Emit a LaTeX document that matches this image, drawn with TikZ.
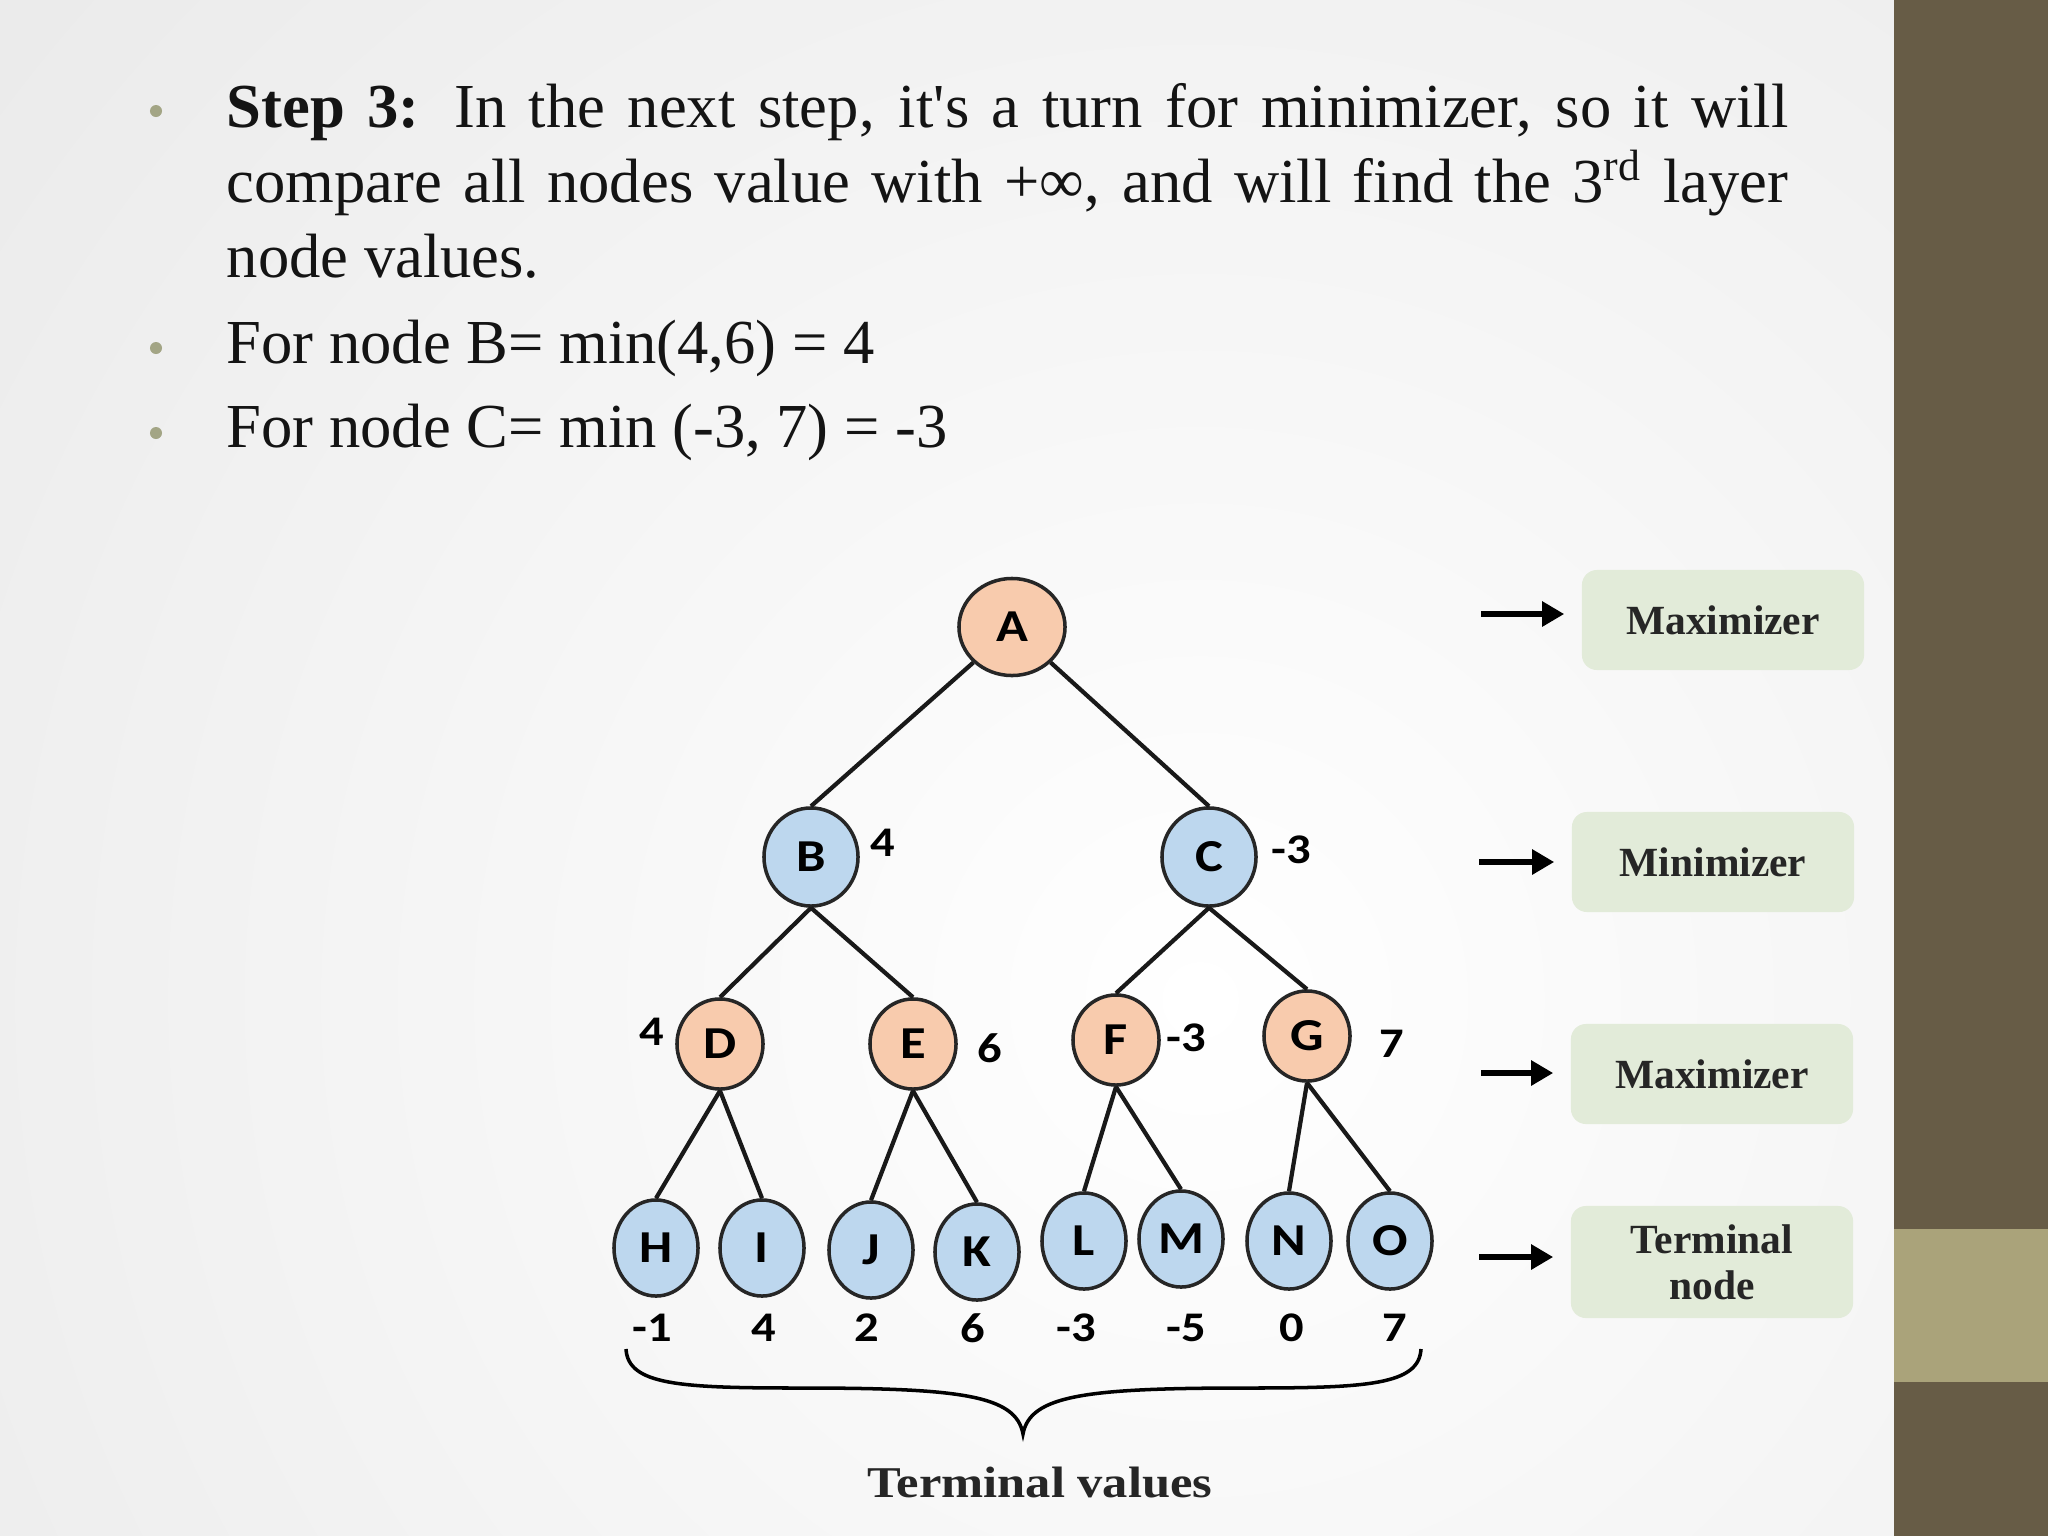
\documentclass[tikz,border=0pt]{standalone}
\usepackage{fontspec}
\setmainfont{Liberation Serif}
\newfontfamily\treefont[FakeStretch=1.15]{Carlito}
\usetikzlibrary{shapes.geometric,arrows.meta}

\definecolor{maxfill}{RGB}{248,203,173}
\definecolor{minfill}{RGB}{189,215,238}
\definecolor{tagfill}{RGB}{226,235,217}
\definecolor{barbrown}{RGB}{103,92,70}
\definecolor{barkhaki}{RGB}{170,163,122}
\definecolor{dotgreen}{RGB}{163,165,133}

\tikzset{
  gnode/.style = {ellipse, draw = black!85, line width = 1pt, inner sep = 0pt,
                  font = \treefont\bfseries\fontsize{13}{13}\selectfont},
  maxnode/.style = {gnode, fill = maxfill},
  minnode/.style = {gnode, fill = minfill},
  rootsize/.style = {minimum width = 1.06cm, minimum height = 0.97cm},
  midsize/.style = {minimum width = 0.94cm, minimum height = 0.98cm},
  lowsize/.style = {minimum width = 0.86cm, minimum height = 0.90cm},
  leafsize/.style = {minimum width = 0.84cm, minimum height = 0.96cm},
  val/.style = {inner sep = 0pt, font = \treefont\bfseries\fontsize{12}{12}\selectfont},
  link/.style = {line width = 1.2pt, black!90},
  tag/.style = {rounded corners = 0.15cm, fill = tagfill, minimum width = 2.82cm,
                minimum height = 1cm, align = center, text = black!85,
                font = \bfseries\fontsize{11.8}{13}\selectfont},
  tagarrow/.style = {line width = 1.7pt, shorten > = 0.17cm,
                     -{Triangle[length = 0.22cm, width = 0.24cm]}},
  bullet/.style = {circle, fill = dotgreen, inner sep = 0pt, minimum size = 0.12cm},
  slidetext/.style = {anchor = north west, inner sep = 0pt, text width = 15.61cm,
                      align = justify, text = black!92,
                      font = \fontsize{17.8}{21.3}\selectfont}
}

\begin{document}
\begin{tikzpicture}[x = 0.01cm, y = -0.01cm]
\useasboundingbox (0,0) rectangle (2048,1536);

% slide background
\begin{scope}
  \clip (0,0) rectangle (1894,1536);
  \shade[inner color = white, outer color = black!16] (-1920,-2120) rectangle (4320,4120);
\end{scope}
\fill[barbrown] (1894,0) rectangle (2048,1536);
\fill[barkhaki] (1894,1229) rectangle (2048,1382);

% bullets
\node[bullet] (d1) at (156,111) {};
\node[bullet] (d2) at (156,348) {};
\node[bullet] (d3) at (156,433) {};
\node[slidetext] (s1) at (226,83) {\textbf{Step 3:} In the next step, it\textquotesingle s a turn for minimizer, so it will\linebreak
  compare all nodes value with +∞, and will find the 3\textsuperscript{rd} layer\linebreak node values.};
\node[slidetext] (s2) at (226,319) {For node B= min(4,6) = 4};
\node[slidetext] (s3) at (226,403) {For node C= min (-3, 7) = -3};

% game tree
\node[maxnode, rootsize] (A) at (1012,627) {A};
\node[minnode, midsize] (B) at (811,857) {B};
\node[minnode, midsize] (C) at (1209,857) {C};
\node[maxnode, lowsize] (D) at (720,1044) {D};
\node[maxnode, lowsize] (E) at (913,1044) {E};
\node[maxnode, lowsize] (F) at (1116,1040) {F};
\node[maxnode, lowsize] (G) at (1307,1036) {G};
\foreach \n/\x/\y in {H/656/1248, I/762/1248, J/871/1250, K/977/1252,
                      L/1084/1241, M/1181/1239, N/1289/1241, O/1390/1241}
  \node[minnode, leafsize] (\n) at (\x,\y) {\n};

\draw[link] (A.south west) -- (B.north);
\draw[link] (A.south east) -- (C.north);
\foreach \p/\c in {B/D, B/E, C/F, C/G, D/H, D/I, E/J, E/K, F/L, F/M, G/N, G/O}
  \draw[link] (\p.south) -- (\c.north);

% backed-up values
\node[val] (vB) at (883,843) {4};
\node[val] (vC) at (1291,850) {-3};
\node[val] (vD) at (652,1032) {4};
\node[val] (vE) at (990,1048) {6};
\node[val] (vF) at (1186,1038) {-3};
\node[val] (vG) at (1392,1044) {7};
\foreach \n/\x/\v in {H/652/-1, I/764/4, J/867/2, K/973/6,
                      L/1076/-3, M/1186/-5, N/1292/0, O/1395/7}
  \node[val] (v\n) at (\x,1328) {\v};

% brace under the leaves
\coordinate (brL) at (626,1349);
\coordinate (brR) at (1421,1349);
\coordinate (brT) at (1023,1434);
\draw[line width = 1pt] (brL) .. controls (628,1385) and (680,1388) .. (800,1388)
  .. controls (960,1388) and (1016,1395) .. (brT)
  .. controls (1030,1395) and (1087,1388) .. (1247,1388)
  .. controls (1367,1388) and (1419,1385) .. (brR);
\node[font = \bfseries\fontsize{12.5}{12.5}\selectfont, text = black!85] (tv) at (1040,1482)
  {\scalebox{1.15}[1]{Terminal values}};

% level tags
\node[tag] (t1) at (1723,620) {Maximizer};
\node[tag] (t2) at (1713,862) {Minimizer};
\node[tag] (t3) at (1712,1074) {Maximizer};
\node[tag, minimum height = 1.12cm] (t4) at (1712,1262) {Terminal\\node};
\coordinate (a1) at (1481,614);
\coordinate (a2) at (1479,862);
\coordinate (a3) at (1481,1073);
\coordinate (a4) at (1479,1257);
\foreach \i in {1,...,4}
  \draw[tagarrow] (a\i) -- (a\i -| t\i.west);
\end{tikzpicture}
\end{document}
•••••
▶ _Exercise description_: Count how many lines include the string "with". Nothing but the number is needed.

▶ _Full answer_: 2